Como vemos, ao tratar do animismo primitivo e seu desenvolvimento no “horizonte agrícola”, não podemos negar a existência real dos espíritos, a pretexto de explicar o mecanismo do processo de racionalização. Este mecanismo torna-se mesmo inexplicável, quando lhe suprimimos a base concreta dos fatos, como dizia Bozzano, na qual se encontram os espíritos comunicantes. Vê-se claramente a distorção da realidade, a guinada do pensamento para os rumos do absurdo, quando os cientistas
materialistas tentam explicar o processo de racionalização, ignorando as experiências mediúnicas do homem primitivo. O Espiritismo restabelece a verdade, ao mostrar a importância do mediunismo no desenvolvimento humano.

===

Enquanto lia este trecho me tocou a emoção, pela clareza e lógica de sua estruturação, porém, mais do que isso por nos mostrar elementos ainda presentes em Povos Originários de nosso continente.


Me causou muito impacto, e muito carinho, ter visto a cerimônia da família de Ricardo Vilca, um músico e Professor Rural da Província de Jujuy na Argentina. Cada membro da família colocava numa cova no chão alguma quantidade de alimento para MamaPancha ou MãeTerra, no intuito que não lhes faltasse alimento no transcurso do ano vindouro.


Ricardo era amado por seu povo e por seus amigos em função de sua bondade. Tenho duas obras musicais de "Ricardo Vilca y sus amigos" algumas vezes usadas para elevar o clima mental/espiritual aqui de casa. A suavidade da música andina, todas as vezes me leva a espaços espírituais que em geral desconheço.
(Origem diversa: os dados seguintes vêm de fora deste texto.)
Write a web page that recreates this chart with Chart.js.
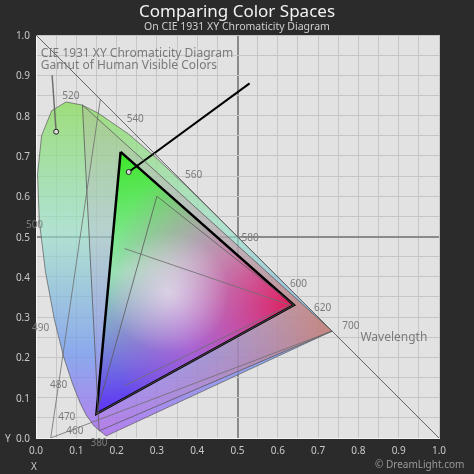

Eu tenho um profundo respeito por todas as práticas de todos os povos e etnias. E acho que houve um massacre cultural, quando espanhóis e portugueses impuseram sua forma de ver aos Povos Originários de nosso continente. Há que lembrar que eles já tinham seus deuses, seus cantos e suas práticas religiosas.
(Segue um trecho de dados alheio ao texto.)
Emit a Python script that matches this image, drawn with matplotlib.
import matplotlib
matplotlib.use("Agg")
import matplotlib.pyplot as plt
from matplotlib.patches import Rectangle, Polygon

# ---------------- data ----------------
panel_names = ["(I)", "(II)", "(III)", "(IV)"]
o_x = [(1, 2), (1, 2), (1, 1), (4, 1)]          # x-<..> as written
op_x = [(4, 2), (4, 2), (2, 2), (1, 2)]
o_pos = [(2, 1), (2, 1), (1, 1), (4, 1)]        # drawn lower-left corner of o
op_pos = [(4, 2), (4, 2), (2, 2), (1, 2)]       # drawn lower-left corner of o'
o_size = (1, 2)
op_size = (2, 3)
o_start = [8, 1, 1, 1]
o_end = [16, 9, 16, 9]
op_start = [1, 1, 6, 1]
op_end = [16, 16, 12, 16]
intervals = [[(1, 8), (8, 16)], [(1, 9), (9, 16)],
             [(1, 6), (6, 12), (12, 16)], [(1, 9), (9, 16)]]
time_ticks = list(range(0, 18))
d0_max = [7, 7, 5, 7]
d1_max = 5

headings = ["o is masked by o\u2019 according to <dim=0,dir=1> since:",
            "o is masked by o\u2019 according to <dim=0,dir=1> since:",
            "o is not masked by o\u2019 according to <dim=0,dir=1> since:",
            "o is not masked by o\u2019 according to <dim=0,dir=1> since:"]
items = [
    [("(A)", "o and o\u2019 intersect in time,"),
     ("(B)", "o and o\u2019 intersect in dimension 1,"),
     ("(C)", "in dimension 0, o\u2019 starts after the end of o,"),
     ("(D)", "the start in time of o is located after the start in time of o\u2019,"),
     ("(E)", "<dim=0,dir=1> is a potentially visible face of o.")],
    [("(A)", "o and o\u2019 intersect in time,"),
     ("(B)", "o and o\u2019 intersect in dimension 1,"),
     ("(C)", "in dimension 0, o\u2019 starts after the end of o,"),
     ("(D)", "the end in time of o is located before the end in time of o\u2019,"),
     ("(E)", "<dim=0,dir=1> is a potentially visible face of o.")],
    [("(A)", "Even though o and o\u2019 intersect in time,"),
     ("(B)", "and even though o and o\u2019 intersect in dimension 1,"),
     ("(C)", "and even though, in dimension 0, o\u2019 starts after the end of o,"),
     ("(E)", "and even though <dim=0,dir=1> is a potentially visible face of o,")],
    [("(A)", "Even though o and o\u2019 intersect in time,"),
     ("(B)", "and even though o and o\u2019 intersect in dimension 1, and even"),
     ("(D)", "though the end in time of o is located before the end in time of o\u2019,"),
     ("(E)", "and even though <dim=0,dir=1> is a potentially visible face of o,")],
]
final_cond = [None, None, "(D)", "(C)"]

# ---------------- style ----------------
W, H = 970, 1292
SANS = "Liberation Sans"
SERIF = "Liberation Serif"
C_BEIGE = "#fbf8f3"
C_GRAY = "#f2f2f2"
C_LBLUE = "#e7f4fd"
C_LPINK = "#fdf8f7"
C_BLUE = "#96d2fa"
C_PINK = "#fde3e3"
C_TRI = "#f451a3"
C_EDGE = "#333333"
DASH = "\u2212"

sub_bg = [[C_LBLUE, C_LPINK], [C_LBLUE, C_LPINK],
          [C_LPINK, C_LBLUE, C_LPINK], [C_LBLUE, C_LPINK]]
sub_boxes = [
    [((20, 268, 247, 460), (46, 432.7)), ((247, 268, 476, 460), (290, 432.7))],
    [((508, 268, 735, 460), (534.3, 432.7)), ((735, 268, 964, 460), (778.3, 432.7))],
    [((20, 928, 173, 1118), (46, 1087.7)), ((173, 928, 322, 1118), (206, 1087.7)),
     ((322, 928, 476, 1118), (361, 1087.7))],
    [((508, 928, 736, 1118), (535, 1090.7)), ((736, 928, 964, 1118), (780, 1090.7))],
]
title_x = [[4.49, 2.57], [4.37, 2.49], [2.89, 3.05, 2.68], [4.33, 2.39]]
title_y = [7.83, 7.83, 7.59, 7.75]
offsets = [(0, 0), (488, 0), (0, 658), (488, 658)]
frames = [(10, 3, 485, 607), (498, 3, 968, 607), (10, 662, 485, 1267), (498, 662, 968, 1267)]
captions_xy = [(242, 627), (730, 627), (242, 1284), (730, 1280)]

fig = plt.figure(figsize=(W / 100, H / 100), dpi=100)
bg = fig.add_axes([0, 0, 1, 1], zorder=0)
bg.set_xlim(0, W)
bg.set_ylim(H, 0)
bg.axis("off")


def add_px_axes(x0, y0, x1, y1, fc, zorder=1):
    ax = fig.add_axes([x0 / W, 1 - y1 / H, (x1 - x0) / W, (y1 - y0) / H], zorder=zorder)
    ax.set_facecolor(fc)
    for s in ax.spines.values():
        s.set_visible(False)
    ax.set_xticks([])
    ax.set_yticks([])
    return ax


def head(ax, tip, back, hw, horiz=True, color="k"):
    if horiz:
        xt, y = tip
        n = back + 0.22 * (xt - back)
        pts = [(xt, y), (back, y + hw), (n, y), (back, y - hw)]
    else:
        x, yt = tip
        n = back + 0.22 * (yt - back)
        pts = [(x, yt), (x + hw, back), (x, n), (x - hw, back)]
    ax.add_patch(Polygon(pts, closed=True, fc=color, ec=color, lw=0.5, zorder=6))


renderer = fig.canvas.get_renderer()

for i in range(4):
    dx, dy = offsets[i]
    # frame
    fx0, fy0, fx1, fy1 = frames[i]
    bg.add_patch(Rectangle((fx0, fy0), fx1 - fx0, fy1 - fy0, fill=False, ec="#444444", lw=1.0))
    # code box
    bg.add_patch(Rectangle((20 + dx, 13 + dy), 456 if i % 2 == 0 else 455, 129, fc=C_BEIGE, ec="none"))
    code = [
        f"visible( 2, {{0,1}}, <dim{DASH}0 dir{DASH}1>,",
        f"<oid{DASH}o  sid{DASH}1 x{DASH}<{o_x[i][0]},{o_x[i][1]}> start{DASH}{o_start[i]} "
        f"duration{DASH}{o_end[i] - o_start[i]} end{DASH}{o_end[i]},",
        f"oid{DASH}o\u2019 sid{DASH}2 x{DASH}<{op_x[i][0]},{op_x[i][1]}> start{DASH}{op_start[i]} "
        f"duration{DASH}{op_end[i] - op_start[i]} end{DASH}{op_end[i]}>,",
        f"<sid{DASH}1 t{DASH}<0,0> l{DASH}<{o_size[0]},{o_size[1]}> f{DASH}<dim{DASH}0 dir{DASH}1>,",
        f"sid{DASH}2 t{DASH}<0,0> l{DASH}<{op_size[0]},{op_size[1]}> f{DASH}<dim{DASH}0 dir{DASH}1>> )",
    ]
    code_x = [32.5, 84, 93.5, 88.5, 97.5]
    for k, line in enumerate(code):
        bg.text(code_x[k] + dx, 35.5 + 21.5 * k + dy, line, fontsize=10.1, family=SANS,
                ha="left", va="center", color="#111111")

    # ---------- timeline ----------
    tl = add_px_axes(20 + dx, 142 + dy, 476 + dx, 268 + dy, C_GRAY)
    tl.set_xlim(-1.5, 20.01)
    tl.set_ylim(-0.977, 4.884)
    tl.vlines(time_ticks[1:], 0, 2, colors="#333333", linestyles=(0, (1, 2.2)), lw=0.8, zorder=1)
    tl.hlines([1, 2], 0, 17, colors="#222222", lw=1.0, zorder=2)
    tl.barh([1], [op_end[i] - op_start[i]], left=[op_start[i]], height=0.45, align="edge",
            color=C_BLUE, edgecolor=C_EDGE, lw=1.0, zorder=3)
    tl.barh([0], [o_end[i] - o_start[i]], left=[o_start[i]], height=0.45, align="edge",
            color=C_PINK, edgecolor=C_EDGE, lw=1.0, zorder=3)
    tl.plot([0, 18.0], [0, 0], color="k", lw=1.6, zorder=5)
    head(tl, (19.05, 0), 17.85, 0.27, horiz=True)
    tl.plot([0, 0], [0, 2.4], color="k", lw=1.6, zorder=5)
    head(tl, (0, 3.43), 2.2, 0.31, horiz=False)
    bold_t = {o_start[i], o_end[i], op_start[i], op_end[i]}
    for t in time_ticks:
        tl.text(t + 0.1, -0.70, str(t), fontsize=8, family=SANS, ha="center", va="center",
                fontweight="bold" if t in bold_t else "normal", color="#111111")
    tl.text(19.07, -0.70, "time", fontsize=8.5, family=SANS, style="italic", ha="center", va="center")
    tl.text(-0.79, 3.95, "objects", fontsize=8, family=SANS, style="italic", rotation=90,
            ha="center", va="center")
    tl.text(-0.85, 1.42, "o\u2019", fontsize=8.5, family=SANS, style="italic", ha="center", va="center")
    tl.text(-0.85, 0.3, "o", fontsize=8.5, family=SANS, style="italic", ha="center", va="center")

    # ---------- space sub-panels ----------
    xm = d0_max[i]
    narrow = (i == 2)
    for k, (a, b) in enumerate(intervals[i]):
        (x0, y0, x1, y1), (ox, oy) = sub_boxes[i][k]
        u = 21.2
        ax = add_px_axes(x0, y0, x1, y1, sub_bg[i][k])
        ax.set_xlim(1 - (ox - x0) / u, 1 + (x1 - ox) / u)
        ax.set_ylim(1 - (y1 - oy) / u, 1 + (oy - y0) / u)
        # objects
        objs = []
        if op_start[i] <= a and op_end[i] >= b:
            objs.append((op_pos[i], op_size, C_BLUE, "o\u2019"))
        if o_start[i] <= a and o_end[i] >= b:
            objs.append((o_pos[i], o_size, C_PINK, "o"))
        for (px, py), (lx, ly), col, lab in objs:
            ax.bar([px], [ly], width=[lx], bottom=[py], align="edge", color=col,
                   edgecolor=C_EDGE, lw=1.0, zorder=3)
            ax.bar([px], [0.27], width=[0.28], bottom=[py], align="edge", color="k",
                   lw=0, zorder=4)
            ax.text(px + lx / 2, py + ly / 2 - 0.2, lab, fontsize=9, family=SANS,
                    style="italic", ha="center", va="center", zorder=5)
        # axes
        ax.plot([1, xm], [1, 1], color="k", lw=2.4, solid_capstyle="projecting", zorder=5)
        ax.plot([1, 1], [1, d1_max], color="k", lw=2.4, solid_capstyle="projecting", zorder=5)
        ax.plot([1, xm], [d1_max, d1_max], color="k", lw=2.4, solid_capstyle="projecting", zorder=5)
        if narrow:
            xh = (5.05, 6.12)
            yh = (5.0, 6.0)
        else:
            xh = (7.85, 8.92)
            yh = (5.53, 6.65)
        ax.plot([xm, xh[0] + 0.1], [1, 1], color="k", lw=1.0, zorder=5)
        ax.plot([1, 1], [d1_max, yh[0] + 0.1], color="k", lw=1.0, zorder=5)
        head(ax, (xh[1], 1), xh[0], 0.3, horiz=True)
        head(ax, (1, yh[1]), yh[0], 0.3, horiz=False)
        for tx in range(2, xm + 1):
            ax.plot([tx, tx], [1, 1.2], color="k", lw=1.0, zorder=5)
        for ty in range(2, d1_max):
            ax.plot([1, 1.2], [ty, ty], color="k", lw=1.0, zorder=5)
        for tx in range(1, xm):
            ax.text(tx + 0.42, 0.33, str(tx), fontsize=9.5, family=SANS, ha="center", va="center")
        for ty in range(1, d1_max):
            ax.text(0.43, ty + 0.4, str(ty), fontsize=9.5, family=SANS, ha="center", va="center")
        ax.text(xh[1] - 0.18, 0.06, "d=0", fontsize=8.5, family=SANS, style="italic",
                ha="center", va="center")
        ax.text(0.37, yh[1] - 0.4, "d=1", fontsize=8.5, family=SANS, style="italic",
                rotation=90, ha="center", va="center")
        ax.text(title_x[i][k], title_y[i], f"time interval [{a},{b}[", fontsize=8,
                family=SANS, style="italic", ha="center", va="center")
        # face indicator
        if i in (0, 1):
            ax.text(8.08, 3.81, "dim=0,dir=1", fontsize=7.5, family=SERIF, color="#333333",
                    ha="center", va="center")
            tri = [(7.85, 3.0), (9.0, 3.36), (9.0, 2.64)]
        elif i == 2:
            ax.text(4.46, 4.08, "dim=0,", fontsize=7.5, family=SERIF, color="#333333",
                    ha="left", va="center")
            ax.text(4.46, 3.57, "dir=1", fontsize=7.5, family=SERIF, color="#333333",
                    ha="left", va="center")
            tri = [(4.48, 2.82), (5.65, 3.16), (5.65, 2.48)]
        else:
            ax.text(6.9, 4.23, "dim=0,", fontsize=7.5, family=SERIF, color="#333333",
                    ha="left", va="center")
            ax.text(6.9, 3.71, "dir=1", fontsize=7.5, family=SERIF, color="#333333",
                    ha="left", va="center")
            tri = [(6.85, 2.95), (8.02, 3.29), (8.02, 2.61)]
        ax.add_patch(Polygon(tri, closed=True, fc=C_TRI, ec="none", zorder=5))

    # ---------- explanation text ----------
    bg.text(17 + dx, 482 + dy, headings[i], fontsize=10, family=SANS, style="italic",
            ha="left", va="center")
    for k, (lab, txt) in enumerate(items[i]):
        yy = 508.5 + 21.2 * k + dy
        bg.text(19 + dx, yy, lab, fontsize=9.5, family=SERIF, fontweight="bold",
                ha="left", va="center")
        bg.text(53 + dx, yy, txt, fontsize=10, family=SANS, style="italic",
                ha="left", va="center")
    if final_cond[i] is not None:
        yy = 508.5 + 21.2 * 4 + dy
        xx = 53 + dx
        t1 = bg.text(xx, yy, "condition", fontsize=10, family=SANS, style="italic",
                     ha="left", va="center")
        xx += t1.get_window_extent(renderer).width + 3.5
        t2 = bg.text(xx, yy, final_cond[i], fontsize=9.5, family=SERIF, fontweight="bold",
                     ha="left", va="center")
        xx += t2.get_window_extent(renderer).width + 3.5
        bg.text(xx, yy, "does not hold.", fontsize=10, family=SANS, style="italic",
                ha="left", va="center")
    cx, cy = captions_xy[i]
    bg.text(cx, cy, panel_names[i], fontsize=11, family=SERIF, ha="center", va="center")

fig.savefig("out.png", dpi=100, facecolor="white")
Não consigo concordar com a visão Eurocêntrica de Kardec e seus seguidores. Basta estudar a visão jurídica dos Quechuas e Aymaras para ver onde se situa a verdadeira noção de direito e de justiça.


Não há povos mais civilizados que outros.


Quem te disse que a tecnologia é civilização?


Quem te fez acreditar nessa bobagem?


Civilização é harmonia entre os povos e entre os indivíduos.


Sociedades onde esteja ausente o primado do Amor e da Justiça não podem ser consideradas Sociedades Humanas Civilizadas.


Enquanto a Terra for palco de famintos e de seres em guerra não nos podemos considerar como civilizados.


Martin Heidegger combatia a técnica, pois a técnica distanciava o homem do Ser que era. Lutou pelo primado do Ser.


Vivesse hoje estaria em combate contra o "consumismo" e o "primado das celebridades vazias de conteúdo".


Me cite nas "Observações" algum verdadeiro intelectual, algum valoroso cientista que seja celebridade. Festejado pelos Meios de comunicação de Massas. Eu desconheço.


Uma outra lógica social é possível e necessária. Luto por ela, eu admito. Mas não estou só nesta luta. Pensadores e artistas de muitos outros países, e mesmo do Brasil tem a mesma proposta.


Somos todos criados para a Liberdade, o Bem, a Felicidade e para o Amor. Tudo fora disto é ilusão passageira, como um amor de carnaval.